I listened to a recent recast of an On Being podcast with Krista Tippet and Sylvia Boorstein titled “What We Nurture”. It focused on parenting, particularly mothers and how we raise our children to be loving and kind people in the world. It is a rich podcast and I understand why it was played again after 10 years.
Krista Tippet wondered how at times it is hard to love and be compassionate. That maybe being kinder is easier. We don’t have to commit to the full love that Jesus is mentioning in scripture (my words). Boorstein wondered back if kindness is on the journey with love. That kindness in its simplicity might be what we are capable of now at the same time bringing about a better world. That is love.
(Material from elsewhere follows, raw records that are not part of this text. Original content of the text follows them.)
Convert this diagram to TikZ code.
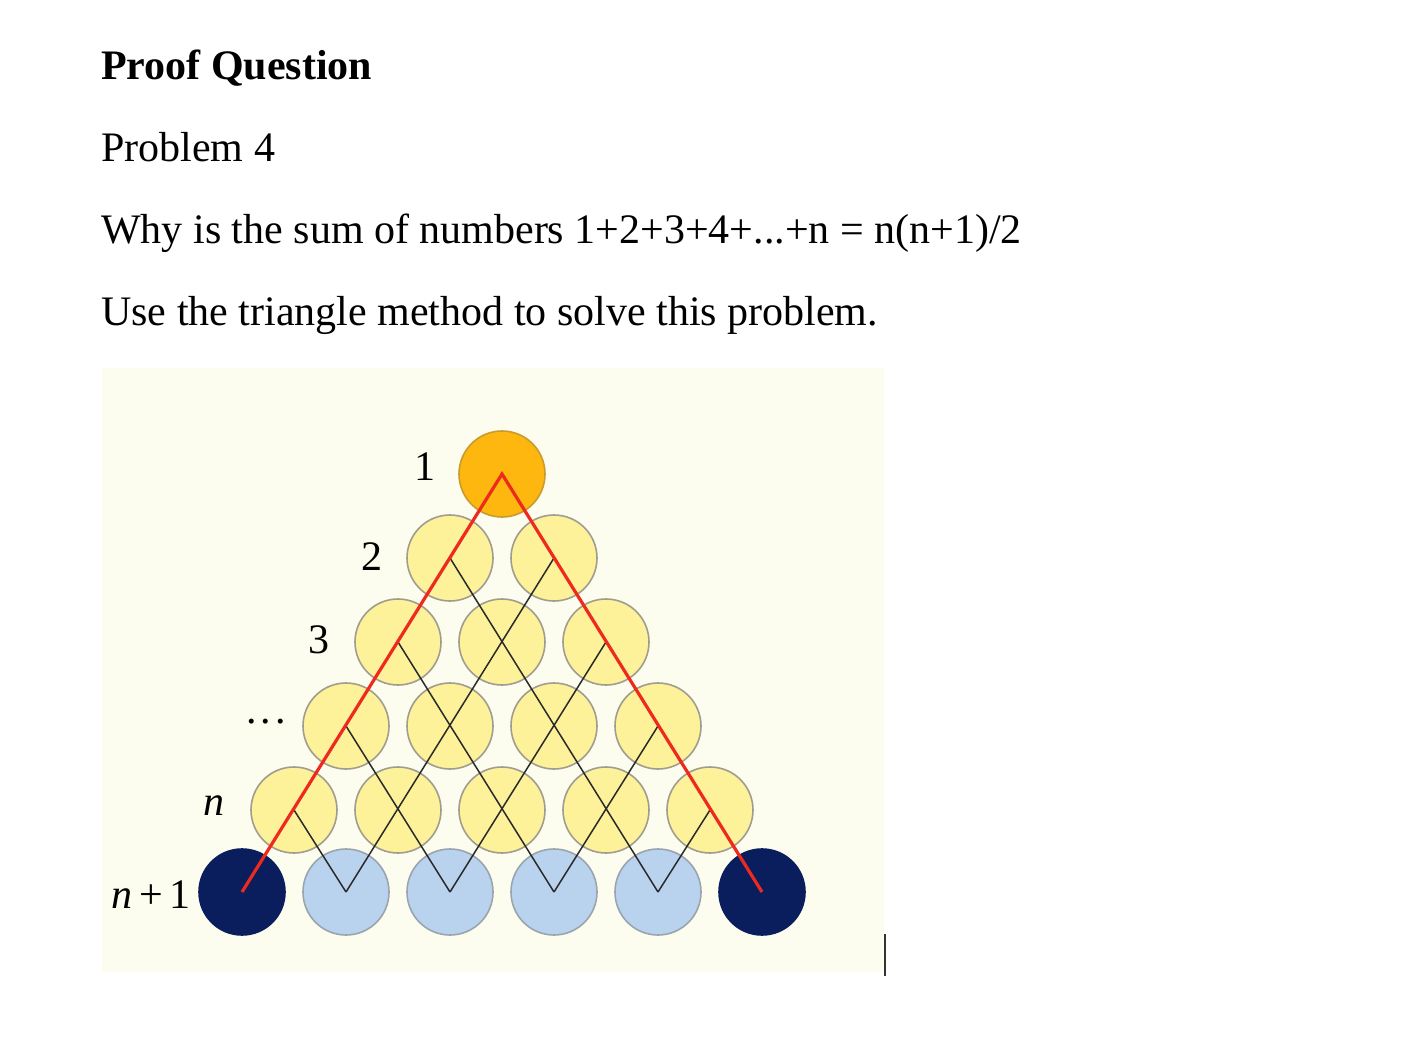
\documentclass[tikz,border=0pt]{standalone}
\usepackage{fontspec}
\setmainfont{Liberation Serif}
\definecolor{panelbg}{HTML}{FDFDEF}
\definecolor{ballyellow}{HTML}{FDF19A}
\definecolor{ballrim}{HTML}{A09D8E}
\definecolor{ballorange}{HTML}{FDB70F}
\definecolor{orangerim}{HTML}{C99A2E}
\definecolor{ballblue}{HTML}{B9D3EE}
\definecolor{bluerim}{HTML}{9AA4AE}
\definecolor{ballnavy}{HTML}{0A1E5E}
\definecolor{redline}{HTML}{EE2A1E}
\definecolor{latline}{HTML}{2A2A2A}
\begin{document}
\begin{tikzpicture}[x=1pt,y=-1pt,
  ball/.style={circle,minimum size=86pt,inner sep=0pt,line width=1.6pt},
  yball/.style={ball,fill=ballyellow,draw=ballrim},
  oball/.style={ball,fill=ballorange,draw=orangerim},
  bball/.style={ball,fill=ballblue,draw=bluerim},
  nball/.style={ball,fill=ballnavy,draw=ballnavy},
  lattice/.style={draw=latline,line width=1.5pt},
  redside/.style={draw=redline,line width=3.2pt},
  bodytext/.style={anchor=base west,inner sep=0pt,font=\fontsize{42}{50}\selectfont},
  lbl/.style={inner sep=0pt,font=\fontsize{42}{50}\selectfont}
]
\useasboundingbox (0,0) rectangle (1417,1049);
\fill[white] (0,0) rectangle (1417,1049);
\fill[panelbg] (102,368) rectangle (884,972);

\node[bodytext] (title) at (101,80) {\textbf{Proof Question}};
\node[bodytext] (prob) at (101,161) {Problem 4};
\node[bodytext] (why) at (101,243) {Why is the sum of numbers 1+2+3+4+...+n = n(n+1)/2};
\node[bodytext] (use) at (101,325) {Use the triangle method to solve this problem.};

\node[oball] (c11) at (502,474) {};
\foreach \r in {2,...,5}{
  \foreach \i in {1,...,\r}{
    \node[yball] (c\r\i) at ({502+(\i-(\r+1)/2)*104},{474+(\r-1)*84}) {};
  }
}
\node[nball] (c61) at (242,892) {};
\foreach \i in {2,...,5}{
  \node[bball] (c6\i) at ({502+(\i-3.5)*104},892) {};
}
\node[nball] (c66) at (762,892) {};

\foreach \k [evaluate=\k as \dr using {int(7-\k)}] in {2,...,5}{
  \draw[lattice] (c\k1.center) -- (c6\dr.center);
  \draw[lattice] (c\k\k.center) -- (c6\k.center);
}

\draw[redside] (c61.center) -- (c11.center) -- (c66.center);

\node[lbl] (l1) at (425,467) {1};
\node[lbl] (l2) at (372,557) {2};
\node[lbl] (l3) at (319,640) {3};
\node[lbl,anchor=base] (ldots) at (266,723) {.\kern4pt.\kern4pt.};
\node[lbl] (ln) at (214,806) {\textit{n}};
\node[lbl] (ln1) at (151,895) {\textit{n}\,+\,1};

\coordinate (curA) at (885,934);
\coordinate (curB) at (885,976);
\draw[line width=2pt,black!80] (curA) -- (curB);
\end{tikzpicture}
\end{document}
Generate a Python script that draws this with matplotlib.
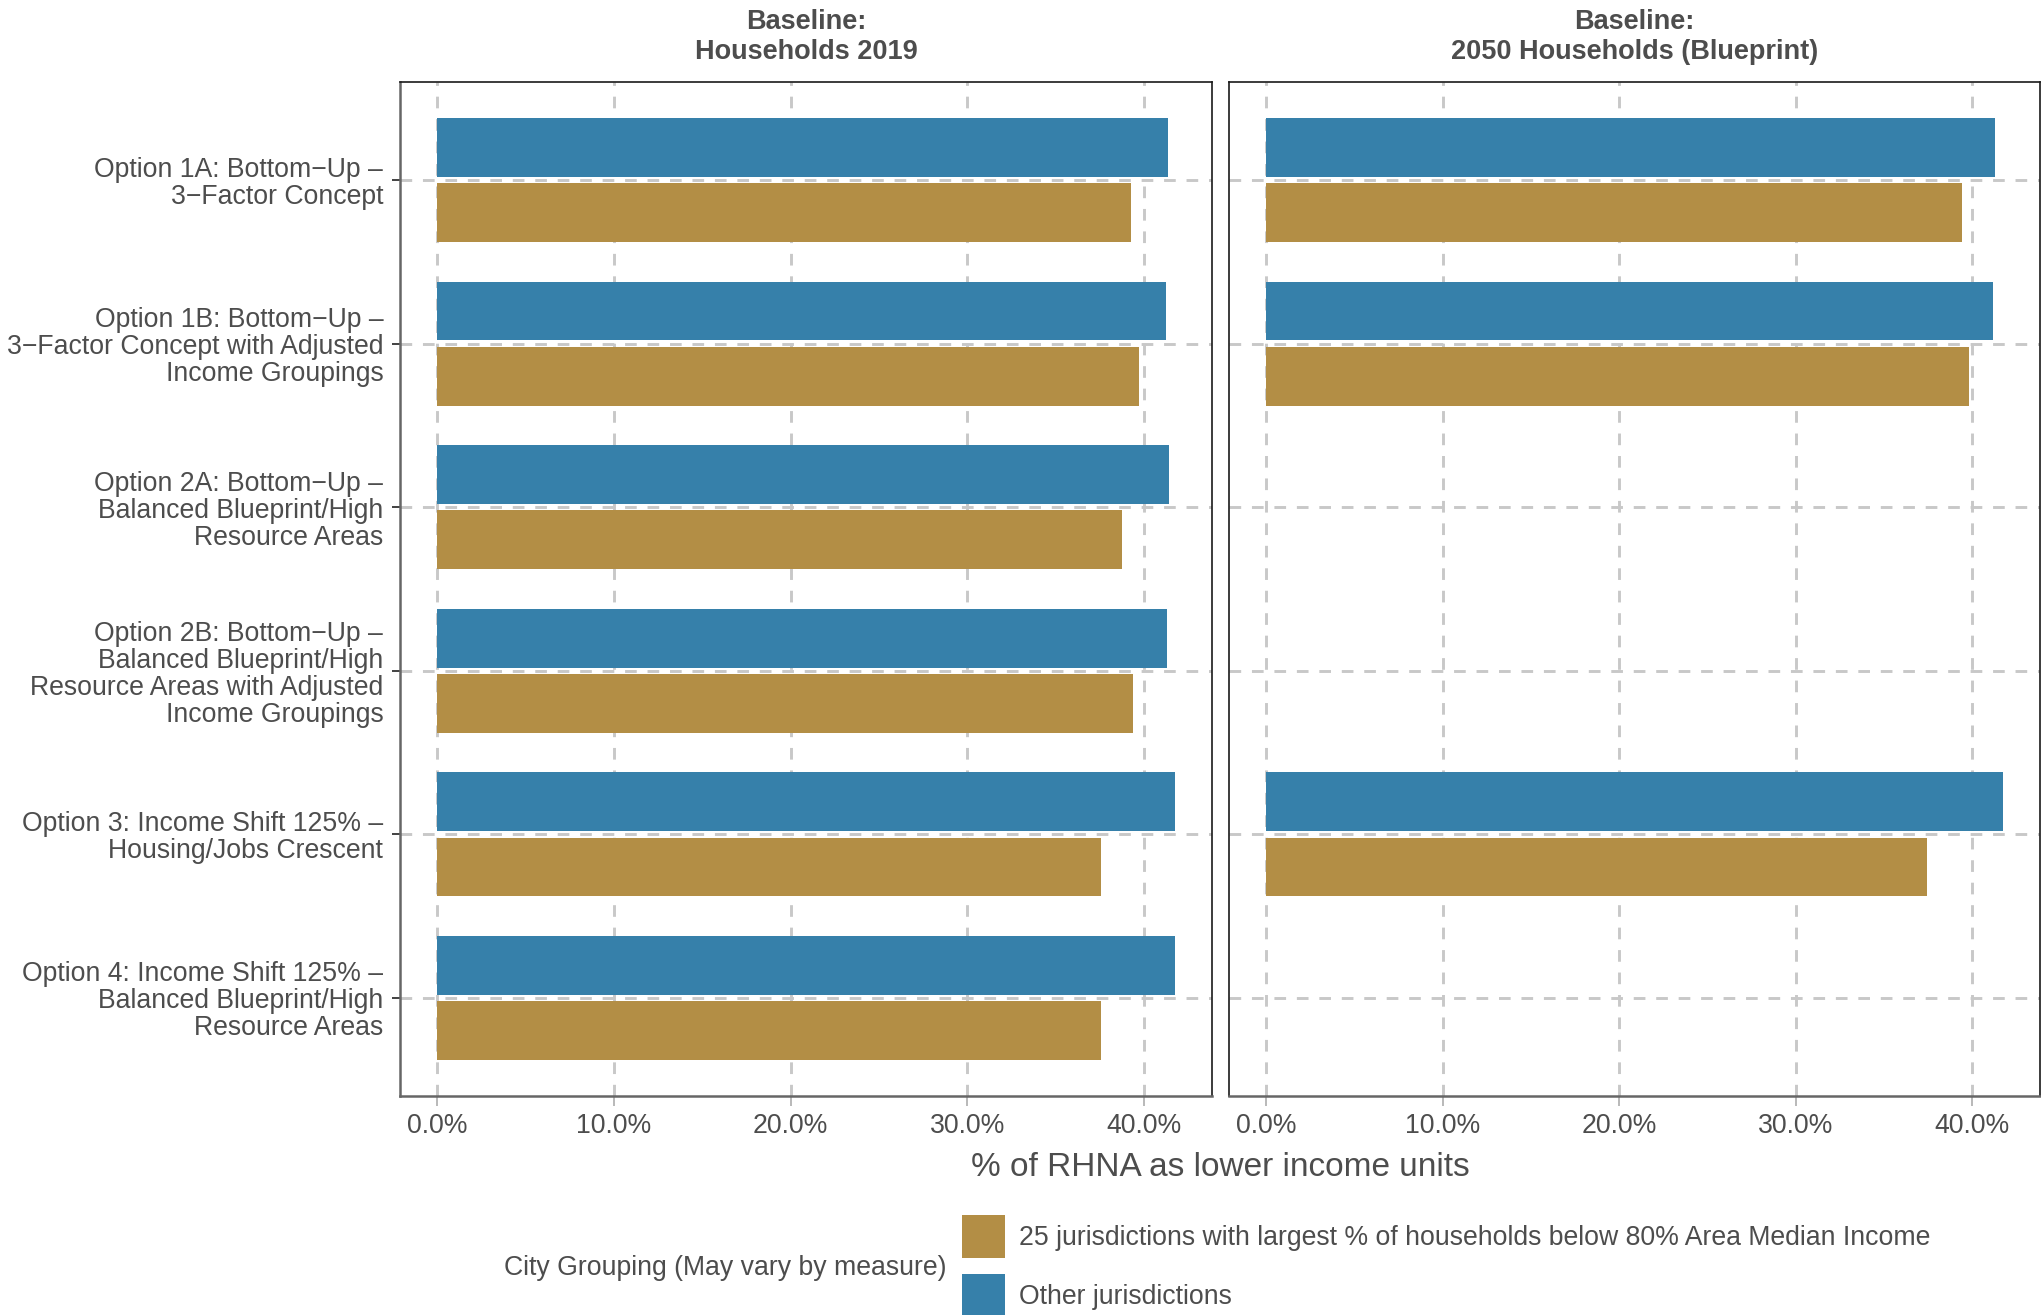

I really like that idea of kindness. It doesn’t feel as hard as loving. It is smaller movements in myself to be mindful of God’s presence in and around me. Being kind means: Breaking from my irritated spirit to let the rushed young man in construction clothes move ahead in line as I shop at the corner store. I have only a computer waiting for me at home not a crew of workers at a worksite; Being kind to myself and others as I drive home from work, with each deep breath I take I hate less and love more; And, when I hear crabbiness from another realizing it is not about me. That in kindness, I only have to be a safe place to listen, revealing in the midst is God.
Love as Christ loved us. Kindness seems like a good way to get there.